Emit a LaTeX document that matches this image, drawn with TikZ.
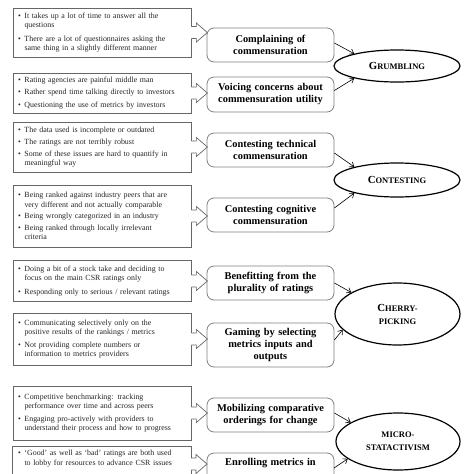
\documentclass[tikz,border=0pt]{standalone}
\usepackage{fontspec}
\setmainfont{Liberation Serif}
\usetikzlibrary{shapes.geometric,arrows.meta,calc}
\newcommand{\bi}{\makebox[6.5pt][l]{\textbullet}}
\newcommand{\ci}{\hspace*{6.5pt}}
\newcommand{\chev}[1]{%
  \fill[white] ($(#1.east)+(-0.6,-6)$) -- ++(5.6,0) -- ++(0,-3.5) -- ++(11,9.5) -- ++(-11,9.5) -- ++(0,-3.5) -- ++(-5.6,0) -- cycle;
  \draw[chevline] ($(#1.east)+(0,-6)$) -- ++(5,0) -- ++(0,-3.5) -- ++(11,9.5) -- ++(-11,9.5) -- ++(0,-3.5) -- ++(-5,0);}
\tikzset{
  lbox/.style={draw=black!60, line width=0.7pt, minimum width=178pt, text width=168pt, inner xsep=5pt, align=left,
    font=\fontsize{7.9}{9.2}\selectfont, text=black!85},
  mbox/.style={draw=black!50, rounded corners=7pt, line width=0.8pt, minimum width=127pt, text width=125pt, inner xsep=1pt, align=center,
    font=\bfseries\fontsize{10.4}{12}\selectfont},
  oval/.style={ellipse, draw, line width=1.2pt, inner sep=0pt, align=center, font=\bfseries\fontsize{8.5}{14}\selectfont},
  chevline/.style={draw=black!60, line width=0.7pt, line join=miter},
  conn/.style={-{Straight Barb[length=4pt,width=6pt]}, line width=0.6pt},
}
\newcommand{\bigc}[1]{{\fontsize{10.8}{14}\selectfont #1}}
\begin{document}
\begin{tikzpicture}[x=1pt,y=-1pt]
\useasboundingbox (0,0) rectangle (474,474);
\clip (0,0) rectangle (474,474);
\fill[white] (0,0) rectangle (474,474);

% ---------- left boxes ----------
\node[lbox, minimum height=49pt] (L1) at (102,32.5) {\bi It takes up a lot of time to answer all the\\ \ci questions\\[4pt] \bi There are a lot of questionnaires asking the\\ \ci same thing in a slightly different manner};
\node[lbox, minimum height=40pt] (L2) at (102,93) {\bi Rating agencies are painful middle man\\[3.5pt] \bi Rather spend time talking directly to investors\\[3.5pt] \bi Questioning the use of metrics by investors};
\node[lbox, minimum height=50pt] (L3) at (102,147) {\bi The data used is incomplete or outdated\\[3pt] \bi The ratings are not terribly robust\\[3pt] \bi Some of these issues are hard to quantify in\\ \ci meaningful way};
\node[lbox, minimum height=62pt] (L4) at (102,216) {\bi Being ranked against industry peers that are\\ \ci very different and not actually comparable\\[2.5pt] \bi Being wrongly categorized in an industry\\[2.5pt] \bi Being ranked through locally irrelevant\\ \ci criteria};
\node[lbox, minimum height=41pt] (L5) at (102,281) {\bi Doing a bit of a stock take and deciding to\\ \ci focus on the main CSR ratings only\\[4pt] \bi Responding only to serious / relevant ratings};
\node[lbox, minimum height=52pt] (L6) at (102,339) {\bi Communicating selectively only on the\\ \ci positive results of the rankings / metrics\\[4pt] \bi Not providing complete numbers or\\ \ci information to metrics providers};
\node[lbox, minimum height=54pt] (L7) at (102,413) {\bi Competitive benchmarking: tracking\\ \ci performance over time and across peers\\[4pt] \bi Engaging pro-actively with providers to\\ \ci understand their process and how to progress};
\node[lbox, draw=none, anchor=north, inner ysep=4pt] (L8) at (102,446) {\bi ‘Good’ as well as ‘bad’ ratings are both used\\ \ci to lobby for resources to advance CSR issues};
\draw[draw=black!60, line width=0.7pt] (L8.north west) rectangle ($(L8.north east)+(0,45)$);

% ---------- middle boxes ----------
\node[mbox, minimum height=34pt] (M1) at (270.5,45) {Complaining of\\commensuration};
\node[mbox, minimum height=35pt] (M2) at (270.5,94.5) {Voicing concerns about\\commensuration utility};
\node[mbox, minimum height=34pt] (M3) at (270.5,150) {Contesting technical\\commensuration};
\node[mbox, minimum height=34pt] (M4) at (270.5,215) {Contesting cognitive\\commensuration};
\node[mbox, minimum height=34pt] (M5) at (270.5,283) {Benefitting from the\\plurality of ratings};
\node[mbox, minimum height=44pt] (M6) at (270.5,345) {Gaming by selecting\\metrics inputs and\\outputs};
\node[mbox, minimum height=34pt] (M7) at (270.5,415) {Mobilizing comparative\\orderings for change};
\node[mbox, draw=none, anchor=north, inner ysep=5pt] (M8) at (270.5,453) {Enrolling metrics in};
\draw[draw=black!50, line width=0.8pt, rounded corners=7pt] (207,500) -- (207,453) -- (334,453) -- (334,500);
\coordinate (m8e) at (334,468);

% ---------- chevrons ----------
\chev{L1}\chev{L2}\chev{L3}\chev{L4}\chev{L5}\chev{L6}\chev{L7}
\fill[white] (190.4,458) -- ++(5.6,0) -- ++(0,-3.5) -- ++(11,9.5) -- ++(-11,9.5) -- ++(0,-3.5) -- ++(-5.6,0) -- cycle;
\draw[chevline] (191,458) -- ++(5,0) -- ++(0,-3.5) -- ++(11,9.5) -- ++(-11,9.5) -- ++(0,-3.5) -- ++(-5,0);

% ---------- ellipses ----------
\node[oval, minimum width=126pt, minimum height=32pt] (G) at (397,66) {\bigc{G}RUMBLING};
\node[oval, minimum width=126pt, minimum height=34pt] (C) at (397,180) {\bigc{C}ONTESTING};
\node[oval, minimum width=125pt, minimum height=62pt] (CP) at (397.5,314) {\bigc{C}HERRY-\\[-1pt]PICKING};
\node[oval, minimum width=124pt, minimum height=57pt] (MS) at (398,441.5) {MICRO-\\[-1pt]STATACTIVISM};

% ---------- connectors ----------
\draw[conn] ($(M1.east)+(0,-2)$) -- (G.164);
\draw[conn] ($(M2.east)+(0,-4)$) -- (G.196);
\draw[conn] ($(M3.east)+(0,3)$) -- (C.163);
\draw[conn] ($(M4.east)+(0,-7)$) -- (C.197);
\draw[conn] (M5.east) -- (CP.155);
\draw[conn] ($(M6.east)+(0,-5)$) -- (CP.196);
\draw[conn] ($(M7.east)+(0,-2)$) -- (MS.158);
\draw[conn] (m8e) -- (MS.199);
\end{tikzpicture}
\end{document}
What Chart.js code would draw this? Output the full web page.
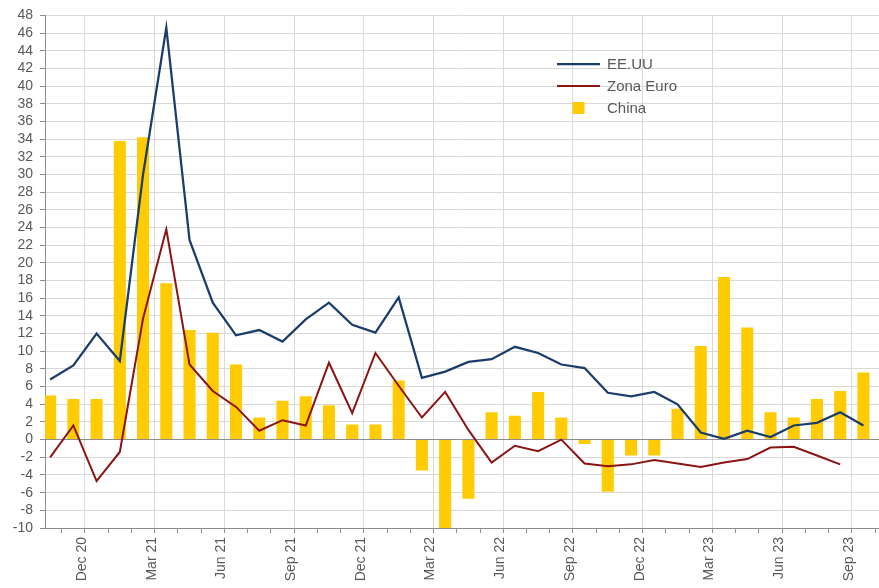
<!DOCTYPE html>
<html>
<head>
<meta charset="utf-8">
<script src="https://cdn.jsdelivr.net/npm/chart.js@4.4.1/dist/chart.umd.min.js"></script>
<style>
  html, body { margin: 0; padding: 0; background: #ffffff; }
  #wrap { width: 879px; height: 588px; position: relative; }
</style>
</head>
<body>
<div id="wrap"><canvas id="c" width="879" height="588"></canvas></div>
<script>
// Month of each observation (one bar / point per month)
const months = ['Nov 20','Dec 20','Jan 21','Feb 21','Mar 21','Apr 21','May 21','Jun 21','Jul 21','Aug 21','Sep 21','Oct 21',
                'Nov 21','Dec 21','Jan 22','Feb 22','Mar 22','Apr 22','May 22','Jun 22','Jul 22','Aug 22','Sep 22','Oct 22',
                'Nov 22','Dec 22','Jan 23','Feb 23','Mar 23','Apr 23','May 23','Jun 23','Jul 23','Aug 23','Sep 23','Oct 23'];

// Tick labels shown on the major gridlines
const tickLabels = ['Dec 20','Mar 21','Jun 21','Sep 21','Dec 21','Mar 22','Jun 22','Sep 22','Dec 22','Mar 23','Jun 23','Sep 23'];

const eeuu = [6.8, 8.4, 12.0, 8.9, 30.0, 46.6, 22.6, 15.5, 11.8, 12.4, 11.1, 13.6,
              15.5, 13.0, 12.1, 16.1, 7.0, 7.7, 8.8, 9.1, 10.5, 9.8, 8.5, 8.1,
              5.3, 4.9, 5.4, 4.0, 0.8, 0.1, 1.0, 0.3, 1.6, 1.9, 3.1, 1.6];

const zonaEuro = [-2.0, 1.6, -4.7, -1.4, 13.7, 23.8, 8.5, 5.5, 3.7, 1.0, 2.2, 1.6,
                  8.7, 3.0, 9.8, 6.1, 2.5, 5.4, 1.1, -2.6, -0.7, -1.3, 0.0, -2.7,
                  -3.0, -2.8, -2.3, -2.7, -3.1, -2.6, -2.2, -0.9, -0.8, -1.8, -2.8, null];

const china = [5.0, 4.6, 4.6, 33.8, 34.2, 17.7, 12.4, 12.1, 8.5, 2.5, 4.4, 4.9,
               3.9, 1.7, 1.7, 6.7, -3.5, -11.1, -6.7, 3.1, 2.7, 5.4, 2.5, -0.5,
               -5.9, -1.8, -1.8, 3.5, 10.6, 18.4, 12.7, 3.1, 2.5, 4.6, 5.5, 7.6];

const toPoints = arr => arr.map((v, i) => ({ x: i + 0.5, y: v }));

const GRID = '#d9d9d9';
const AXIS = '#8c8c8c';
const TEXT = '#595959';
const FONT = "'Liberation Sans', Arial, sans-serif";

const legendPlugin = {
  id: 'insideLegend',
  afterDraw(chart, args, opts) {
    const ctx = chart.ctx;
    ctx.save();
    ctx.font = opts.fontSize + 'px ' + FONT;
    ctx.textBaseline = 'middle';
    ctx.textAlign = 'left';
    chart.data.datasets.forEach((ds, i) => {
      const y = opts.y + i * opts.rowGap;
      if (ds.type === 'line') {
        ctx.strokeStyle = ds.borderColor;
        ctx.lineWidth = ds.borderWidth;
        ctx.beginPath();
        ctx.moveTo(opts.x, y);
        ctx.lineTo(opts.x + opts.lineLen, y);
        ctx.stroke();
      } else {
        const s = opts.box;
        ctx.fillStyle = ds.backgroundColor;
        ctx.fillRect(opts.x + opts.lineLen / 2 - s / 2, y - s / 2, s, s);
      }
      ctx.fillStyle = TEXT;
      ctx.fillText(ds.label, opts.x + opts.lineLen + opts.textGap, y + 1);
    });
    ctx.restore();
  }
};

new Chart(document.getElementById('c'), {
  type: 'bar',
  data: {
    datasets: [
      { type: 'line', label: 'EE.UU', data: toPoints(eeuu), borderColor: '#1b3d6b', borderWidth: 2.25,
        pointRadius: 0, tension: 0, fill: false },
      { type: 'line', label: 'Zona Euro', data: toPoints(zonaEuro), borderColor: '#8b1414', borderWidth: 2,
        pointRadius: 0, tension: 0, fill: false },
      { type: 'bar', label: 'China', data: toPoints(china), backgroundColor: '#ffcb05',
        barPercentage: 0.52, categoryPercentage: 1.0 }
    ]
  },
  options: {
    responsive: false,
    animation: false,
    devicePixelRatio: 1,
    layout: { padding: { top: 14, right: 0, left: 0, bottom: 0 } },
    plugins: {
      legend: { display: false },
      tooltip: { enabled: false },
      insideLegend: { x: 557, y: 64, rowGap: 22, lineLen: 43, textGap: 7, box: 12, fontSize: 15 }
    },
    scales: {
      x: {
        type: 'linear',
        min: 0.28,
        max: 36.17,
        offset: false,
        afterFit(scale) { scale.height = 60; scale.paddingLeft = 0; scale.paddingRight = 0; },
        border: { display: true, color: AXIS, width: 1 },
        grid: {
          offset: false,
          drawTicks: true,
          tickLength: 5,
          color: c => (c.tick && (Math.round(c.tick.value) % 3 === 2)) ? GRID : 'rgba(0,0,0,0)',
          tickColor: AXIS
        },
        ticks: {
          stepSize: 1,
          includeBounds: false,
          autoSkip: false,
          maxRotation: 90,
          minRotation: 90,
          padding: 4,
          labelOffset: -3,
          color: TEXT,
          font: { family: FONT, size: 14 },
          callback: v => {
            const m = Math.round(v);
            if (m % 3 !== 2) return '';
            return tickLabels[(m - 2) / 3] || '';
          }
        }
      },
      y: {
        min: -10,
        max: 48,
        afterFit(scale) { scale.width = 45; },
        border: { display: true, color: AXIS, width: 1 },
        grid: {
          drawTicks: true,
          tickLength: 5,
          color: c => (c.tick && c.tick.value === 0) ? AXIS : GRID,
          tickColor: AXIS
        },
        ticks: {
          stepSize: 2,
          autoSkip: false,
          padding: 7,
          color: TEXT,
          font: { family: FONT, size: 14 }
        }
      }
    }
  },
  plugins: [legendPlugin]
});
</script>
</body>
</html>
******************************
To be done
Select and copy each line from the data that includes the word "with".

Solution
Emit a LaTeX document that matches this image, drawn with TikZ.
\node[lbox, minimum height=54pt] (L7) at (102,413) {\bi Competitive benchmarking: tracking\\ \ci performance over time and across peers\\[4pt] \bi Engaging pro-actively with providers to\\ \ci understand their process and how to progress};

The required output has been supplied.